A l’heure de la transition écologique, en partenariat avec la Plateforme d’observation des projets et stratégies urbaines (Popsu), plongée dans les projets et initiatives qui font bouger les politiques urbaines.
Mettre les transitions à l’échelle, c’est agir sur des espaces à la bonne taille. Contrairement à l’absurde «Penser global, agir local», il convient de penser et d’agir en même temps et partout, mais pas toujours de la même façon.
Il faut d’abord, c’est vrai, éviter de faire du mot «transition» un mana au pouvoir magique. Si le terme s’est si facilement imposé, c’est peut-être parce que, faute de préciser vers quoi on transitionne, il ne veut pas dire grand-chose. Je propose pour ma part cette définition : il s’agit pour l’humanité de passer du Néolithique (un système qui ajoute une composante prédatrice à la production) à l’âge «post-lithique» (lorsque la charge prédatrice sur la nature aura été éliminée). Si c’est bien de cela que l’on parle, il devient clair que, entre climat, biodiversité et santé publique ; entre énergie, agriculture, industrie et mobilité, de nombreuses échelles se combinent.
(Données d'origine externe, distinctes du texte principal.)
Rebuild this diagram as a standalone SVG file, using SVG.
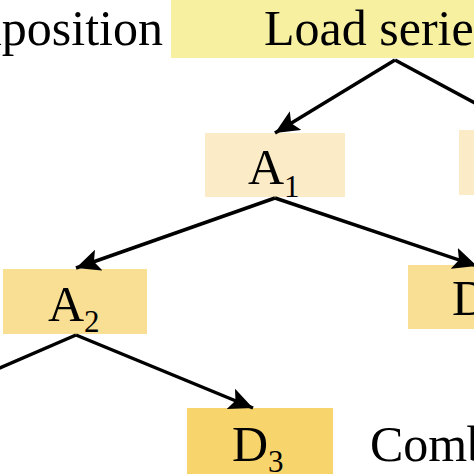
<svg xmlns="http://www.w3.org/2000/svg" width="474" height="474" viewBox="0 0 474 474">
  <style>
    .t { font-family: "Liberation Serif", "Times New Roman", serif; font-size: 50px; fill: #000; }
    .sub { font-size: 31px; }
    .edge { stroke: #000; stroke-width: 3.5; fill: none; }
    .l0 { fill: #F7F0A0; }
    .l1 { fill: #FBEBC6; }
    .l2 { fill: #F8DF94; }
    .l3 { fill: #F8D46C; }
  </style>
  <defs>
    <marker id="arr" markerUnits="userSpaceOnUse" markerWidth="26" markerHeight="22" refX="24" refY="11" orient="auto">
      <path d="M0,0 L24,11 L0,22 L5,11 z" fill="#000"/>
    </marker>
  </defs>
  <rect width="474" height="474" fill="#fff"/>

  <text class="t" x="163" y="45" text-anchor="end">Decomposition</text>
  <text class="t" x="370" y="461">Combination</text>

  <g id="load">
    <rect class="l0" x="171" y="-10" width="360" height="68"/>
    <text class="t" x="264" y="45">Load series</text>
  </g>
  <g id="A1">
    <rect class="l1" x="205" y="133" width="140" height="64"/>
    <text class="t" x="248" y="184">A<tspan class="sub" dy="13">1</tspan></text>
  </g>
  <g id="D1">
    <rect class="l1" x="459" y="130" width="140" height="65"/>
    <text class="t" x="505" y="181">D<tspan class="sub" dy="13">1</tspan></text>
  </g>
  <g id="A2">
    <rect class="l2" x="3" y="269" width="144" height="65"/>
    <text class="t" x="48" y="321">A<tspan class="sub" dy="11">2</tspan></text>
  </g>
  <g id="D2">
    <rect class="l2" x="408" y="265" width="144" height="64"/>
    <text class="t" x="452" y="315">D<tspan class="sub" dy="11">2</tspan></text>
  </g>
  <g id="D3">
    <rect class="l3" x="187" y="408" width="146" height="70"/>
    <text class="t" x="232" y="461">D<tspan class="sub" dy="11">3</tspan></text>
  </g>

  <g id="connectors">
    <path class="edge" d="M395,60 L275,133" marker-end="url(#arr)"/>
    <path class="edge" d="M395,60 L525,130" marker-end="url(#arr)"/>
    <path class="edge" d="M275,198 L76,268" marker-end="url(#arr)"/>
    <path class="edge" d="M275,198 L477,266" marker-end="url(#arr)"/>
    <path class="edge" d="M76,335 L253,408" marker-end="url(#arr)"/>
    <path class="edge" d="M76,335 L-120,420"/>
  </g>
</svg>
Il faut d’abord se méfier des simplismes de la «proximité». Ainsi, la construction européenne et la mondialisation font naître de nouvelles proximités (le reste de l’Europe et le reste du monde sont plus proches de nous qu’ils ne l’étaient naguère) et il n’y a pas de bonne raison que les anciennes dépendances, microlocales ou nationales, aient le primat sur ces nouvelles interdépendances. Simultanément, même si les grandes échelles n’ont jamais été aussi décisives, le local lui aussi joue un rôle accru tout simplement parce que beaucoup de choses s’y jouent. Une société locale, c’est le plus petit espace où logement, emploi, éducation, culture, mobilité, environnements naturels font système et font territoire.
Toutefois, qui veut penser le local aujourd’hui constate que la France n’est pas un bon élève en matière de citoyenneté à cet échelon. La France locale se distingue par une gouvernance opaque et baroque, par beaucoup de corporatisme géographique, et, justement, par un décalage entre l’échelle des problèmes et celle de l’action. Depuis 150 ans, des processus très puissants ont empêché les espaces réellement vécus de se doter de gouvernements dignes de ce nom. Comment alors construire un nouvel esprit des lieux dans le millier de sociétés locales (qu’on les appelle «aires urbaines», «pays» ou «bassins de vie») que compte la France ? Créer un espace de décision commun où résidents du périurbain, des banlieues et des centres puissent discuter ensemble, y compris sur les sujets qui fâchent, ce n’est pourtant pas une utopie technique ou une fantaisie esthétique : c’est un impératif. Ce que nous avons vécu ces derniers temps, ce sont des sécessions agressives qui, entre ghettos de banlieues et égoïsmes périurbains, mettent de côté les biens publics liés à l’habitat, alors même que ceux-ci ne peuvent se produire que localement. Indicateur de cet échec, les émissions de gaz à effet de serre produites par les mobilités du quotidien ne baissent pratiquement pas en France.
La première des solidarités géographiques qu’on peut viser, c’est de gouverner ensemble le vivre ensemble, avec les outils irremplaçables que sont une démocratie élective et une fiscalité responsable. L’enjeu est de travailler à une échelle où la défense identitaire d’un quartier ou d’un lotissement cède le pas au développement d’une société locale dont la diversité interne ne soit pas négociable. C’est ce qu’avait conclu le rapport «Vivre ensemble», publié en 1976. Près de cinquante ans plus tard, il est toujours d’actualité. La responsabilité globale des humains vis-à-vis de la nature pose des problèmes d’un genre nouveau et il faut prendre le temps d’aller vite. L’échelon local a tout autant besoin de politique que les autres, et maintenant plus que jamais.